I'm curious how hard people find it to adopt. I'm guessing I need to deliver a good and open game on top of it to see adoption.
Yes, there is a logical error contained in "open core". The incentives are just not aligned properly, so stuff like opaque build systems does not really surprise me.
I love this, it’s like the purest form of a game: just the rules and a way to access them. Large multiplayer games are already as much communities as they are games, so why not let the community build the UI they want?
Besides, we’re already trending toward turning everything into an API, either explicitly or (with AI) implicitly, so why not get a head start?
I both lost so many hours to this game and lost my love of gaming playing this haha
At a point it clicked that I was just sinking hours into a game loop that didn't benefit me in any real way... and that thought managed to carry over to all games from then on :(
Great game though if you don't have an existential crisis during it
Happy to see something I made showing up in the comments! I do still maintain Exo, but it doesn’t have all of the features I would have liked to build (like automation) built-in. Maybe someday, or for SpaceTraders v2. Cheers!
Yeah, that one is rock solid. But this shows one of the benefits of the API-based approach: I'm trying to set up auto-trading in this client (https://tradecommander.dotefekts.net) while the other one would be more useful for manual flights
That one is interesting, though it's extremely fragile. Constantly throwing unhandled exceptions, not updating ship status and failing commands, breaking automation.
Something that isn't clear to me is whether game state changes on its own between requests. Would taking a few minutes to hand craft a command have different results than if a script generated the same command instantly based on the last response?
I had the same question about how to handle game time / game ticks.

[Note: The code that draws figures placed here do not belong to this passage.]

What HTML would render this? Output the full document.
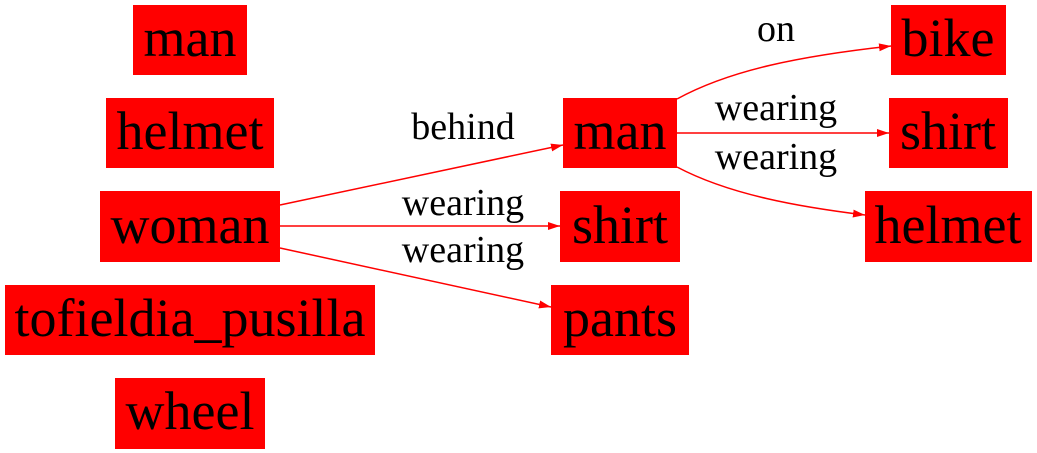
<!DOCTYPE html>
<html><head><style>
html,body{margin:0;padding:0;background:#fff;width:1037px;height:453px;overflow:hidden}
svg text{font-family:"Liberation Serif",serif;fill:#000}
</style></head><body>
<svg width="1037" height="453" viewBox="0 0 1037 453" xmlns="http://www.w3.org/2000/svg">
<defs><marker id="a" markerWidth="12" markerHeight="8" refX="12" refY="4" orient="auto" markerUnits="userSpaceOnUse"><path d="M0,0 L12,4 L0,8 z" fill="#f00"/></marker></defs>
<g fill="#f00">
<rect x="133" y="5" width="114" height="70"/>
<rect x="106" y="98" width="168" height="70"/>
<rect x="100" y="191" width="180" height="71"/>
<rect x="5" y="285" width="370" height="70"/>
<rect x="115" y="378" width="150" height="71"/>
<rect x="563" y="98" width="114" height="70"/>
<rect x="560" y="191" width="120" height="71"/>
<rect x="551" y="285" width="138" height="70"/>
<rect x="891" y="5" width="115" height="70"/>
<rect x="889" y="98" width="119" height="70"/>
<rect x="865" y="191" width="167" height="71"/>
</g>
<g fill="none" stroke="#f00" stroke-width="1.5">
<path d="M280,205 L563,145" marker-end="url(#a)"/>
<path d="M280,226 L560,226" marker-end="url(#a)"/>
<path d="M280,248 L551,307" marker-end="url(#a)"/>
<path d="M677,99 C730,70 800,56 891,46" marker-end="url(#a)"/>
<path d="M677,133 L889,133" marker-end="url(#a)"/>
<path d="M677,167 C730,195 800,207 865,215" marker-end="url(#a)"/>
</g>
<g font-size="54" text-anchor="middle">
<text x="190" y="56">man</text>
<text x="190" y="149">helmet</text>
<text x="190" y="243">woman</text>
<text x="190" y="336">tofieldia_pusilla</text>
<text x="190" y="429">wheel</text>
<text x="620" y="149">man</text>
<text x="620" y="243">shirt</text>
<text x="620" y="336">pants</text>
<text x="948" y="56">bike</text>
<text x="948" y="149">shirt</text>
<text x="948" y="243">helmet</text>
</g>
<g font-size="38" text-anchor="middle">
<text x="463" y="139">behind</text>
<text x="463" y="215">wearing</text>
<text x="463" y="262">wearing</text>
<text x="776" y="41">on</text>
<text x="776" y="120">wearing</text>
<text x="776" y="169">wearing</text>
</g>
</svg>
</body></html>
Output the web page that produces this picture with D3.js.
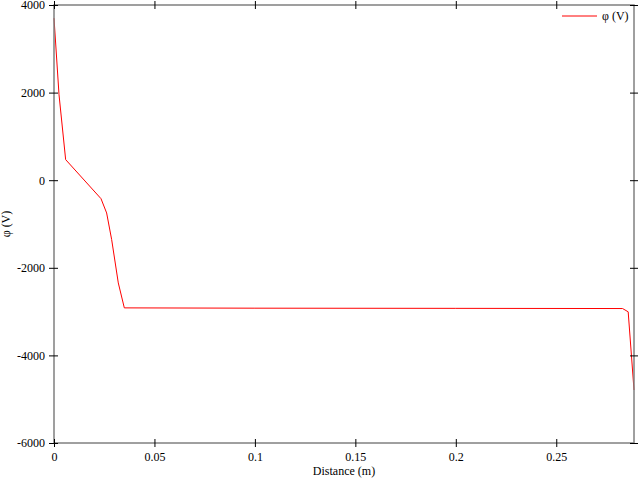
<!DOCTYPE html>
<html>
<head>
<meta charset="utf-8">
<script src="https://cdn.jsdelivr.net/npm/d3@7"></script>
<style>
  body { margin: 0; background: #fff; }
  svg text { font-family: "Liberation Serif", "DejaVu Serif", serif; font-size: 12px; fill: #000; }
</style>
</head>
<body>
<svg id="chart" width="640" height="480"></svg>
<script>
// distance (m) and potential (V)
const distance = [0, 0.0025, 0.0058, 0.0234, 0.0262, 0.0287, 0.032, 0.035, 0.1, 0.2, 0.283, 0.2858, 0.2887];
const phi = [3700, 1950, 470, -422, -748, -1357, -2345, -2915, -2922, -2926, -2930, -3005, -4790];
const xTicks = [0, 0.05, 0.1, 0.15, 0.2, 0.25];
const yTicks = [-6000, -4000, -2000, 0, 2000, 4000];

const svg = d3.select("#chart");
const width = 640, height = 480;
const margin = { top: 5, right: 6, bottom: 37, left: 54 };
const innerWidth = width - margin.left - margin.right;
const innerHeight = height - margin.top - margin.bottom;

const x = d3.scaleLinear().domain([0, 0.2887]).range([0, innerWidth]);
const y = d3.scaleLinear().domain([-6000, 4000]).range([innerHeight, 0]);

const g = svg.append("g").attr("transform", `translate(${margin.left},${margin.top})`);

const data = distance.map((d, i) => ({ x: d, y: phi[i] }));

g.append("path")
    .datum(data)
    .attr("fill", "none")
    .attr("stroke", "#ff0000")
    .attr("stroke-width", 1)
    .attr("d", d3.line().x(d => x(d.x)).y(d => y(d.y)));

// frame
g.append("rect")
    .attr("width", innerWidth)
    .attr("height", innerHeight)
    .attr("fill", "none")
    .attr("stroke", "#808080")
    .attr("stroke-width", 1.5);

const fmt = d => d === 0 ? "0" : String(d);

// axes: ticks cross the frame, mirrored on top and right
const styleAxis = sel => {
    sel.attr("font-family", "Liberation Serif, serif").attr("font-size", 12);
    sel.select(".domain").remove();
    sel.selectAll(".tick line").attr("stroke", "#000");
    sel.selectAll(".tick text").attr("fill", "#000");
};
const noLabels = sel => sel.selectAll(".tick text").remove();

g.append("g")
    .attr("transform", `translate(0,${innerHeight})`)
    .call(d3.axisBottom(x).tickValues(xTicks).tickFormat(fmt).tickSizeInner(4).tickSizeOuter(0).tickPadding(5))
    .call(styleAxis)
    .selectAll(".tick line").attr("y1", -4);

g.append("g")
    .call(d3.axisTop(x).tickValues(xTicks).tickSizeInner(4).tickSizeOuter(0))
    .call(styleAxis)
    .call(noLabels)
    .selectAll(".tick line").attr("y1", 4);

g.append("g")
    .call(d3.axisLeft(y).tickValues(yTicks).tickFormat(fmt).tickSizeInner(5).tickSizeOuter(0).tickPadding(4))
    .call(styleAxis)
    .selectAll(".tick line").attr("x1", 4);

g.append("g")
    .attr("transform", `translate(${innerWidth},0)`)
    .call(d3.axisRight(y).tickValues(yTicks).tickSizeInner(4).tickSizeOuter(0))
    .call(styleAxis)
    .call(noLabels)
    .selectAll(".tick line").attr("x1", -4);

// axis labels
svg.append("text")
    .attr("text-anchor", "middle")
    .attr("x", margin.left + innerWidth / 2)
    .attr("y", height - 5)
    .text("Distance (m)");

svg.append("text")
    .attr("text-anchor", "middle")
    .attr("transform", "rotate(-90)")
    .attr("x", -(margin.top + innerHeight / 2))
    .attr("y", 10)
    .text("φ (V)");

// legend
const legend = svg.append("g").attr("transform", `translate(562,16)`);
legend.append("line")
    .attr("x1", 0).attr("x2", 35)
    .attr("stroke", "#ff0000").attr("stroke-width", 1);
legend.append("text")
    .attr("x", 40).attr("y", 4)
    .text("φ (V)");
</script>
</body>
</html>
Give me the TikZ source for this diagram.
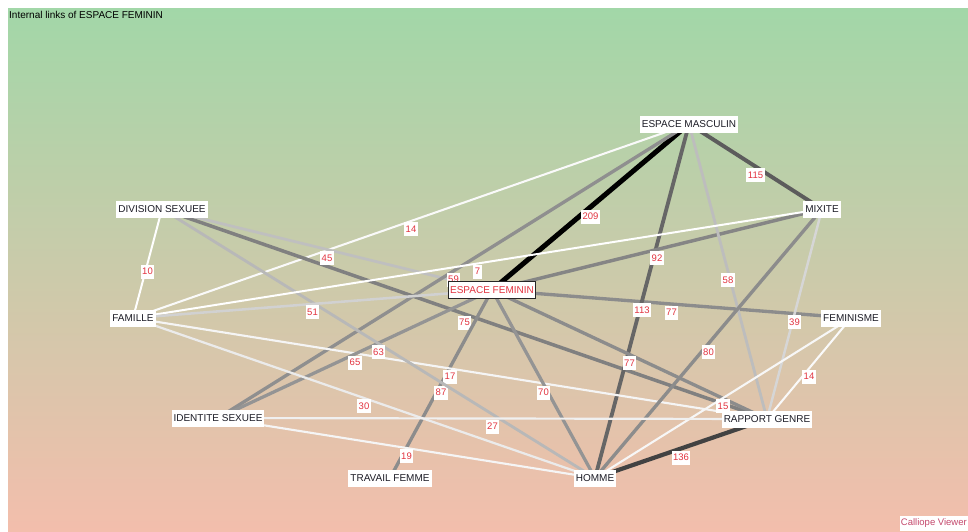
\documentclass[tikz,border=0pt]{standalone}
\usepackage{fontspec}
\setmainfont{Liberation Sans}
\usepackage{xcolor}
\usetikzlibrary{backgrounds}

\definecolor{bg_top}{RGB}{162,215,168}
\definecolor{bg_mid}{RGB}{208,204,164}
\definecolor{bg_bottom}{RGB}{243,190,172}
\definecolor{num_red}{RGB}{226,52,64}
\definecolor{term_ink}{RGB}{28,28,38}
\definecolor{viewer_pink}{RGB}{196,72,108}

\begin{document}
\begin{tikzpicture}[
    x=1pt, y=-1pt,
    term_node/.style={
        rectangle,
        fill=white,
        inner xsep=2pt,
        inner ysep=1pt,
        minimum height=17pt,
        text=term_ink,
        font=\fontsize{10}{11}\selectfont
    },
    focus_node/.style={
        term_node,
        draw=black!85,
        line width=0.9pt,
        text=num_red
    },
    weight_label/.style={
        rectangle,
        fill=white,
        inner xsep=1.5pt,
        inner ysep=0pt,
        minimum height=14pt,
        text=num_red,
        font=\fontsize{9.5}{10}\selectfont,
        midway,
        anchor=north
    },
    link_line/.style={
        draw=black!#1,
        line width=2pt+0.03pt*#1
    }
]
    \useasboundingbox (0,0) rectangle (968,531);

    % Terms
    \node (em)  [term_node] at (689,124) {ESPACE MASCULIN};
    \node (ds)  [term_node] at (162,209) {DIVISION SEXUEE};
    \node (mix) [term_node] at (822,209) {MIXITE};
    \node (ef)  [focus_node] at (492,290) {ESPACE FEMININ};
    \node (fam) [term_node] at (133,318) {FAMILLE};
    \node (fem) [term_node] at (851,318) {FEMINISME};
    \node (is)  [term_node] at (218,418) {IDENTITE SEXUEE};
    \node (rg)  [term_node] at (767,419) {RAPPORT GENRE};
    \node (tf)  [term_node] at (390,478) {TRAVAIL FEMME};
    \node (hom) [term_node] at (595,478) {HOMME};

    % Title and footer
    \node (title) [anchor=west, inner sep=0pt, font=\fontsize{10}{11}\selectfont] at (9,15) {Internal links of ESPACE FEMININ};
    \node (viewer) [anchor=south east, fill=white, inner xsep=1pt, inner ysep=3pt, text=viewer_pink, font=\fontsize{9.5}{10}\selectfont] at (968,531) {Calliope Viewer};

    \begin{scope}[on background layer]
        \fill[white] (0,0) rectangle (968,531);
        \shade[top color=bg_top, middle color=bg_mid, bottom color=bg_bottom] (8,8) rectangle (968,531);

        % Links, weighted
        \draw [link_line=2]   (em.center)  -- node[weight_label] {14}  (fam.center);
        \draw [link_line=50]  (ds.center)  -- node[weight_label] {75}  (rg.center);
        \draw [link_line=25]  (ds.center)  -- node[weight_label] {45}  (ef.center);
        \draw [link_line=0]   (ds.center)  -- node[weight_label] {10}  (fam.center);
        \draw [link_line=100] (em.center)  -- node[weight_label] {209} (ef.center);
        \draw [link_line=64]  (em.center)  -- node[weight_label] {115} (mix.center);
        \draw [link_line=44]  (em.center)  -- node[weight_label] {59}  (is.center);
        \draw [link_line=45]  (ef.center)  -- node[weight_label] {77}  (fem.center);
        \draw [link_line=60]  (em.center)  -- node[weight_label] {113} (hom.center);
        \draw [link_line=45]  (ef.center)  -- node[weight_label] {77}  (rg.center);
        \draw [link_line=48]  (ef.center)  -- node[weight_label] {92}  (mix.center);
        \draw [link_line=16]  (mix.center) -- node[weight_label] {39}  (rg.center);
        \draw [link_line=26]  (em.center)  -- node[weight_label] {58}  (rg.center);
        \draw [link_line=45]  (tf.center)  -- node[weight_label] {87}  (ef.center);
        \draw [link_line=4]   (fam.center) -- node[weight_label] {17}  (rg.center);
        \draw [link_line=42]  (is.center)  -- node[weight_label] {65}  (ef.center);
        \draw [link_line=28]  (ds.center)  -- node[weight_label] {63}  (hom.center);
        \draw [link_line=3]   (fem.center) -- node[weight_label] {15}  (hom.center);
        \draw [link_line=0]   (fam.center) -- node[weight_label] {7}   (mix.center);
        \draw [link_line=18]  (fam.center) -- node[weight_label] {51}  (ef.center);
        \draw [link_line=8]   (fam.center) -- node[weight_label] {30}  (hom.center);
        \draw [link_line=42]  (ef.center)  -- node[weight_label] {70}  (hom.center);
        \draw [link_line=45]  (mix.center) -- node[weight_label] {80}  (hom.center);
        \draw [link_line=2]   (fem.center) -- node[weight_label] {14}  (rg.center);
        \draw [link_line=74]  (hom.center) -- node[weight_label] {136} (rg.center);
        \draw [link_line=6]   (is.center)  -- node[weight_label] {27}  (rg.center);
        \draw [link_line=4]   (is.center)  -- node[weight_label] {19}  (hom.center);
    \end{scope}

\end{tikzpicture}
\end{document}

My guess is the game runs on a universal game time in some turn-based manner like Civ, but how that's handled really affects how the game is played. Couldn't find any documentation on that
I think this is handled by the travel time logic (or mining timeout). It just prevents any other actions on the entity while the timeout is in effect. When the timeout expires the entity is magically in the new location. If you need locations in between you interpolate based on time already traveled.
The game does model supply and demand, though, so eventually the ore supply would become depleted and the markets will start offering lower prices for your mined material. So possibly not yes!
Personally, when I'm in the mindset of playing that game, I can't help but come back to my bot every 30 minutes to see if it's performing well. When I see that it's doing something strange, I take notes and can't stop thinking about possible solutions.
When I'm not in the mood to play (i.e. analyze the bot or program more functionality), it does indeed sit there, but to me, that's no different than any other multiplayer game. :)
I do think that it takes a certain kind of leaderboard-chasing person to stay glued to it, though.
People love "numbers go up" games. There's a fair amount of additional complexity, but the sell isn't immersion, it's optimization ("how do I make the number go up faster?").
I'd played so many games in this way in my younger days, and learned a ton in the process. Off the top of my head, I got my sisters banned from Neopets for doing this, and dominated my friends in that Google Maps Monopoly game. Also, ruined Star Wars Galaxies for myself to the point where I got bored and quit.
Anyways, interesting to have a game where EVERYONE is playing it via API / code. Not sure if it's as fun when it's allowed, but still a cool idea.
Feels like a combination of Snow Crash and Accelerando:
scripts/bots/people get information and then upload it to a global database. If someone ends up using that information, you get credits for being the source.
For folks finding this, as of time of writing, most Clients out there are using V1 of the API, which is not compatible with the current V2.
Thats why you cant login to v1 clients with the v2 token you get from following the quickstart. Join the discord to see what people are cooking up for v2!
So I made a very scalable MMO protocol: https://github.com/tinspin/fuse
It's event based so analog movement should be compressed, which means headshot FPS are not the target audience. But it works fine with action games that take scalability into concern.
I'm curious how hard people find it to adopt. I'm guessing I need to deliver a good and open game on top of it to see adoption.